According to Politico, the Justice Department plans to use what they call a “silent witness” technique in the trial of former National Security Agency employee Thomas Drake, who is accused of leaking classified information and documents regarding the NSA to members of the media.  Essentially, the DOJ has designed a procedure whereby the court room will remain open to the public, but participants (i.e. the jury, judge, and attorneys) will be the only ones who “know what’s going on.”  Jay Ward Brown, a DC media lawyer claims, “What makes this kind of issue hard is it requires the court to engage in a balancing of fundamental rights belonging to several different parties…One … is the government’s right to keep secret classified national security information, another is the defendant’s constitutional right to a fair trial, and [a third] is the public and the press’s right to observe trials. That’s particularly important when criminal prosecutions involve controversial issues of public concern like this one does.”

Also, the DOJ has filed a Motion in Limine seeking to exclude trial testimony related to any perceived over-classification of information by federal agencies, an issue that the prosecutor suspects Drake will attempt to raise to justify his behavior.  According to the motion, “Any thoughts that the defendant may have had that the current regulatory scheme overclassifies information is irrelevant.  It does not matter that the defendant may have believed that the current regulatory scheme classified too much information.  His obligation in protecting classified information was to work within the clear set of rules governing the dissemination of potentially classified information.”
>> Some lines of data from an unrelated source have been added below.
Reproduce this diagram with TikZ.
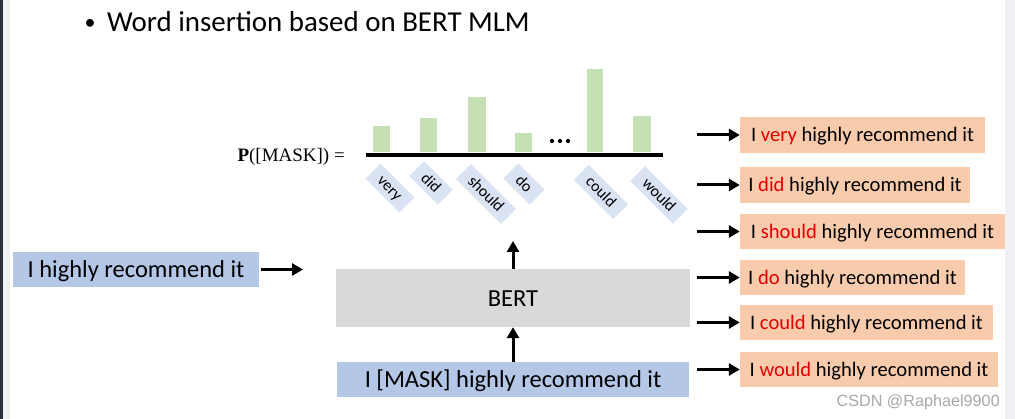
\documentclass[tikz,border=0pt]{standalone}
\usepackage{fontspec}
\setmainfont{Carlito}
\newfontfamily\pfont{Liberation Serif}
\newfontfamily\wmfont{Liberation Sans}
\usetikzlibrary{arrows.meta}
\definecolor{boxblue}{HTML}{B4C7E7}
\definecolor{lightblue}{HTML}{DAE3F3}
\definecolor{boxorange}{HTML}{F8CBAD}
\definecolor{boxgray}{HTML}{D9D9D9}
\definecolor{bargreen}{HTML}{C5E0B4}
\definecolor{redword}{HTML}{E60000}
\definecolor{darkstrip}{HTML}{2B3038}
\definecolor{lightstrip}{HTML}{EEF0F3}
\definecolor{wmgray}{HTML}{A8A8A8}
\newcommand\myfs[1]{\fontsize{#1}{#1}\selectfont}
\newcommand\rw[1]{\textcolor{redword}{#1}}
\begin{document}
\begin{tikzpicture}[x=1pt,y=-1pt,
  every node/.style={inner sep=0pt},
  lbox/.style={fill=boxblue, font=\myfs{24.5}, text height=19pt, text depth=2pt, minimum height=35},
  gbox/.style={fill=boxgray, font=\myfs{24.5}, text height=19pt, text depth=1pt},
  obox/.style={fill=boxorange, font=\myfs{20.6}, text height=16pt, text depth=2pt, minimum height=35.5},
  wbox/.style={fill=lightblue, font=\myfs{16}, rotate=-45, minimum height=21, inner xsep=10pt, text height=12pt, text depth=2pt},
  bar/.style={fill=bargreen},
  arr/.style={line width=3pt, -{Triangle[length=11pt,width=12pt]}},
]
\useasboundingbox (0,0) rectangle (1015,419);
\fill[white] (0,0) rectangle (1015,419);
\fill[darkstrip] (0,0) rectangle (3,419);
\fill[lightstrip] (3,0) rectangle (10,419);
\fill[lightstrip] (1005,0) rectangle (1015,419);

% title
\node[anchor=center, font=\myfs{22}] (bullet) at (90,24) {•};
\node[anchor=base west, font=\myfs{28.9}] (title) at (107,32) {Word insertion based on BERT MLM};

% probability
\node[anchor=east, font=\pfont\myfs{19}] (plabel) at (345,157) {\textbf{P}([MASK]) =};
\fill[bar] (373,126) rectangle (390,152);
\fill[bar] (420,118) rectangle (437,152);
\fill[bar] (468,97) rectangle (486,152);
\fill[bar] (515,133) rectangle (532,152);
\fill[bar] (587,69) rectangle (603,152);
\fill[bar] (633,116) rectangle (651,152);
\fill (552,141) circle (2.1);
\fill (560,141) circle (2.1);
\fill (568,141) circle (2.1);
\draw[line width=4pt] (366,155) -- (663,155);

\node[wbox] (wvery) at (390,188) {very};
\node[wbox] (wdid) at (431,183) {did};
\node[wbox] (wshould) at (486,194) {should};
\node[wbox] (wdo) at (524,184) {do};
\node[wbox] (wcould) at (601,192) {could};
\node[wbox] (wwould) at (659,195) {would};

% left input
\node[lbox, minimum width=246] (src) at (136,269.5) {I highly recommend it};
\coordinate (srcend) at (303,269.5);
\draw[arr, shorten <=2pt] (src.east) -- (srcend);

% BERT
\node[gbox, minimum width=354, minimum height=58] (bert) at (513,298) {BERT};
\node[lbox, minimum width=352] (mask) at (513,379.5) {I [MASK] highly recommend it};
\draw[arr] (mask.north) -- (bert.south);
\coordinate (top) at (513,241);
\draw[arr] (bert.north) -- (top);

% outputs
\node[obox, minimum width=245] (r1) at (862.5,135) {I \rw{very} highly recommend it};
\node[obox, minimum width=230] (r2) at (855,185) {I \rw{did} highly recommend it};
\node[obox, minimum width=265] (r3) at (872.5,231.5) {I \rw{should} highly recommend it};
\node[obox, minimum width=225] (r4) at (852.5,277.5) {I \rw{do} highly recommend it};
\node[obox, minimum width=253] (r5) at (866.5,322.5) {I \rw{could} highly recommend it};
\node[obox, minimum width=258] (r6) at (869,369.5) {I \rw{would} highly recommend it};
\foreach \r in {r1,r2,r3,r4,r5,r6}{
  \coordinate (\r s) at (697,0 |- \r.west);
  \draw[arr] (\r s) -- (\r.west);
}

% watermark
\node[anchor=base east, font=\wmfont\myfs{16.2}, text=wmgray] (wm) at (1000,407) {CSDN @Raphael9900};
\end{tikzpicture}
\end{document}
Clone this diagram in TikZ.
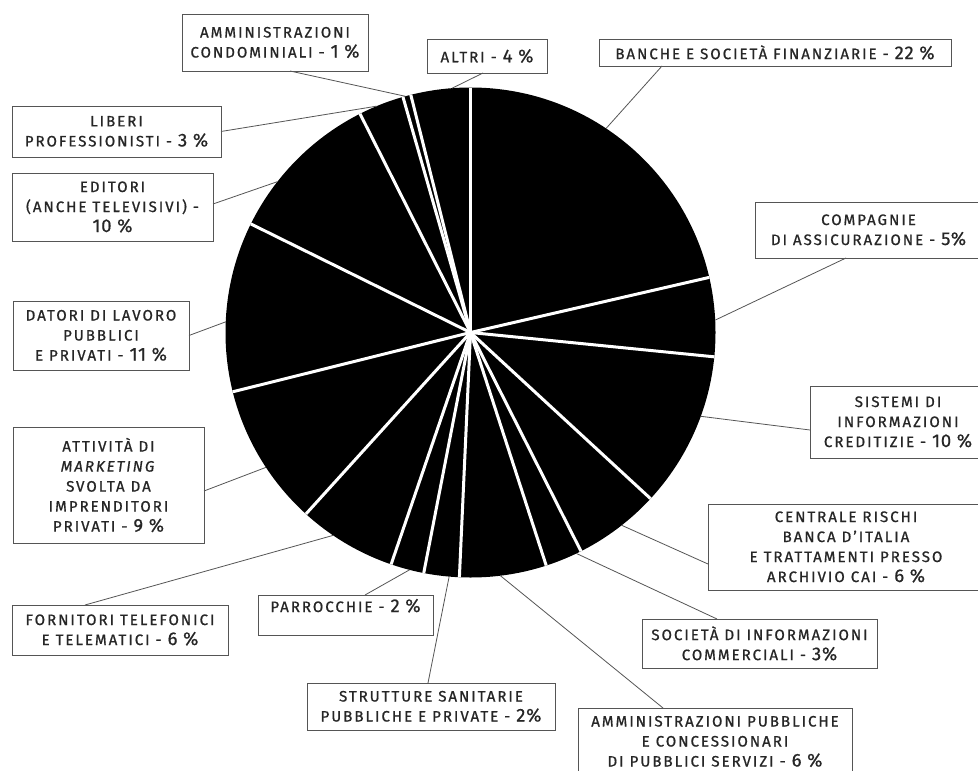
\documentclass[tikz,border=0pt]{standalone}
\usepackage{fontspec}
\setmainfont{Fira Sans}[LetterSpace=13,FakeBold=0.8]
\newfontfamily\numfont{Fira Sans}[LetterSpace=4,FakeBold=0.6]
\usetikzlibrary{calc}
\definecolor{txt}{HTML}{262626}
\definecolor{ln}{HTML}{555555}
\newcommand\nm[1]{{\numfont\fontsize{18.5}{18.5}\selectfont #1}}
\tikzset{
  lbl/.style={draw=ln, line width=0.9pt, text=txt, inner sep=0pt, outer sep=0pt,
    align=center, font=\fontsize{15.1}{20}\selectfont},
  leader/.style={draw=ln, line width=0.8pt},
  sep/.style={draw=white, line width=3pt}
}
\begin{document}
\begin{tikzpicture}[x=1pt,y=-1pt]
\useasboundingbox (0,0) rectangle (978,771);
\clip (0,0) rectangle (978,771);
\fill[white] (0,0) rectangle (978,771);
% pie
\node[circle, fill=black, minimum size=490pt, inner sep=0pt, outer sep=0pt] (pie) at (470.5,332.5) {};
\foreach \a in {90,104.1,106,116.8,153.7,194,227.8,251.1,259,267.4,288,296.8,317.3,354.3,373}
  \draw[sep] (pie.center) -- ($(pie.center)+(\a:245pt)$);
% leader end points on the rim
\foreach \n/\a in {amc/105.4,lib/112.5,edi/142,dat/177.5,mkt/213.4,for/235.9,par/255.6,str/265,
  amp/277,soc/295.6,cen/308.1,sis/340,com/2.9,ban/56.4,alt/94.3}
  \coordinate (e-\n) at ($(pie.center)+(\a:245pt)$);
% labels
\node[lbl, minimum width=186pt, minimum height=57pt] (amc) at (275,42.5) {AMMINISTRAZIONI\\CONDOMINIALI - \nm{1 \%}};
\node[lbl, minimum width=209pt, minimum height=51pt] (lib) at (116.5,131.5) {LIBERI\\PROFESSIONISTI - \nm{3 \%}};
\node[lbl, minimum width=201pt, minimum height=68pt] (edi) at (112.5,207) {EDITORI\\(ANCHE TELEVISIVI) -\\\nm{10 \%}};
\node[lbl, minimum width=176pt, minimum height=69pt] (dat) at (101,335.5) {DATORI DI LAVORO\\PUBBLICI\\E PRIVATI - \nm{11 \%}};
\node[lbl, minimum width=191pt, minimum height=116pt] (mkt) at (108.5,485) {ATTIVITÀ DI\\\textit{MARKETING}\\SVOLTA DA\\IMPRENDITORI\\PRIVATI - \nm{9 \%}};
\node[lbl, minimum width=216pt, minimum height=50pt] (for) at (120,630) {FORNITORI TELEFONICI\\E TELEMATICI - \nm{6 \%}};
\node[lbl, minimum width=175pt, minimum height=40pt, text height=10pt, text depth=16pt] (par) at (345.5,615) {PARROCCHIE - \nm{2 \%}};
\node[lbl, minimum width=248pt, minimum height=47pt] (str) at (431,706.5) {STRUTTURE SANITARIE\\PUBBLICHE E PRIVATE - \nm{2\%}};
\node[lbl, minimum width=274pt, minimum height=67pt] (amp) at (715,741.5) {AMMINISTRAZIONI PUBBLICHE\\E CONCESSIONARI\\DI PUBBLICI SERVIZI - \nm{6 \%}};
\node[lbl, minimum width=235pt, minimum height=49pt] (soc) at (759.5,643.5) {SOCIETÀ DI INFORMAZIONI\\COMMERCIALI - \nm{3\%}};
\node[lbl, minimum width=276pt, minimum height=86pt] (cen) at (846,547) {CENTRALE RISCHI\\BANCA D’ITALIA\\E TRATTAMENTI PRESSO\\ARCHIVIO CAI - \nm{6 \%}};
\node[lbl, minimum width=176pt, minimum height=72pt] (sis) at (898,422) {SISTEMI DI\\INFORMAZIONI\\CREDITIZIE - \nm{10 \%}};
\node[lbl, minimum width=227pt, minimum height=56pt] (com) at (868.5,230) {COMPAGNIE\\DI ASSICURAZIONE - \nm{5\%}};
\node[lbl, minimum width=352pt, minimum height=27pt] (ban) at (775,52.5) {BANCHE E SOCIETÀ FINANZIARIE - \nm{22 \%}};
\node[lbl, minimum width=120pt, minimum height=34pt] (alt) at (487,56) {ALTRI - \nm{4 \%}};
% leaders
\draw[leader] (amc.south) ++(15,0) -- (e-amc);
\draw[leader] (lib.east) -- (e-lib);
\draw[leader] (edi.east) ++(0,-3) -- (e-edi);
\draw[leader] (dat.east) -- (e-dat);
\draw[leader] (mkt.east) ++(0,6) -- (e-mkt);
\draw[leader] (for.north) ++(-35,0) -- (e-for);
\draw[leader] (par.north) ++(19.5,0) -- (e-par);
\draw[leader] (str.north) ++(-3,0) -- (e-str);
\draw[leader] (amp.north) ++(-52,0) -- (e-amp);
\draw[leader] (soc.north) ++(-42.5,0) -- (e-soc);
\draw[leader] (cen.west) ++(0,17) -- (e-cen);
\draw[leader] (sis.west) ++(0,8) -- (e-sis);
\draw[leader] (com.south) ++(-22.5,0) -- (e-com);
\draw[leader] (ban.south) ++(-113,0) -- (e-ban);
\draw[leader] (alt.south) ++(-4,0) -- (e-alt);
\end{tikzpicture}
\end{document}
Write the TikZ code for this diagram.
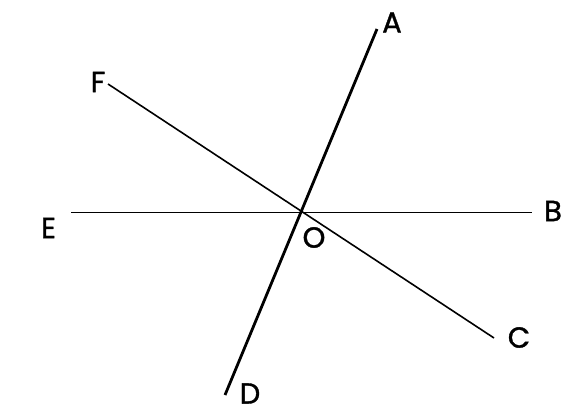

House Oversight Committee Chairman Darrell Issa has now set his eye on executive agencies’ accounting records, requesting information on agency accounting practices and procedures by the end of March.

In state news, both Utah and Illinois are moving forward with FOIA legislation.  Utah governor Gary Herbert just signed into law House Bill 477, which exempts “voice mails, instant messages, video chats, and text messages” from disclosure under state freedom of information rules.  In Illinois,  the State Senate is considering Bill 1645, which would allow state agencies to deem particular FOIA requests “vexatious” after an individual requester sends more than 15 requests a year.  The moniker would allow an agency additional time to respond to requests, ostensibly addressing the problem of individuals who file numerous requests as a form of “harassment” of government.

AllGov has a look at the firm stance of the Obama administration in prosecuting the unauthorized dissemination of classified information.  According to the article, the administration has filed criminal complaints in 5 of the 8 total cases of this type over the last 40+ years.

Salon offers a survey of reactions to the resignation of State Department spokesmen Philip Crowley several days after he publicly labeled the military’s treatment of alleged WikiLeak’er Bradley Manning as “ridiculous and counterproductive and stupid.”  The Obama administration has come under increasing fire for the conditions of Manning’s detainment, with Manning’s father calling it “shocking” in a recent interview with PBS’s Frontline.  The DoD maintains that “the circumstances of PFC Manning’s pretrial confinement are regularly reviewed, and complies in all respects with U.S. law and Department of Defense regulations.”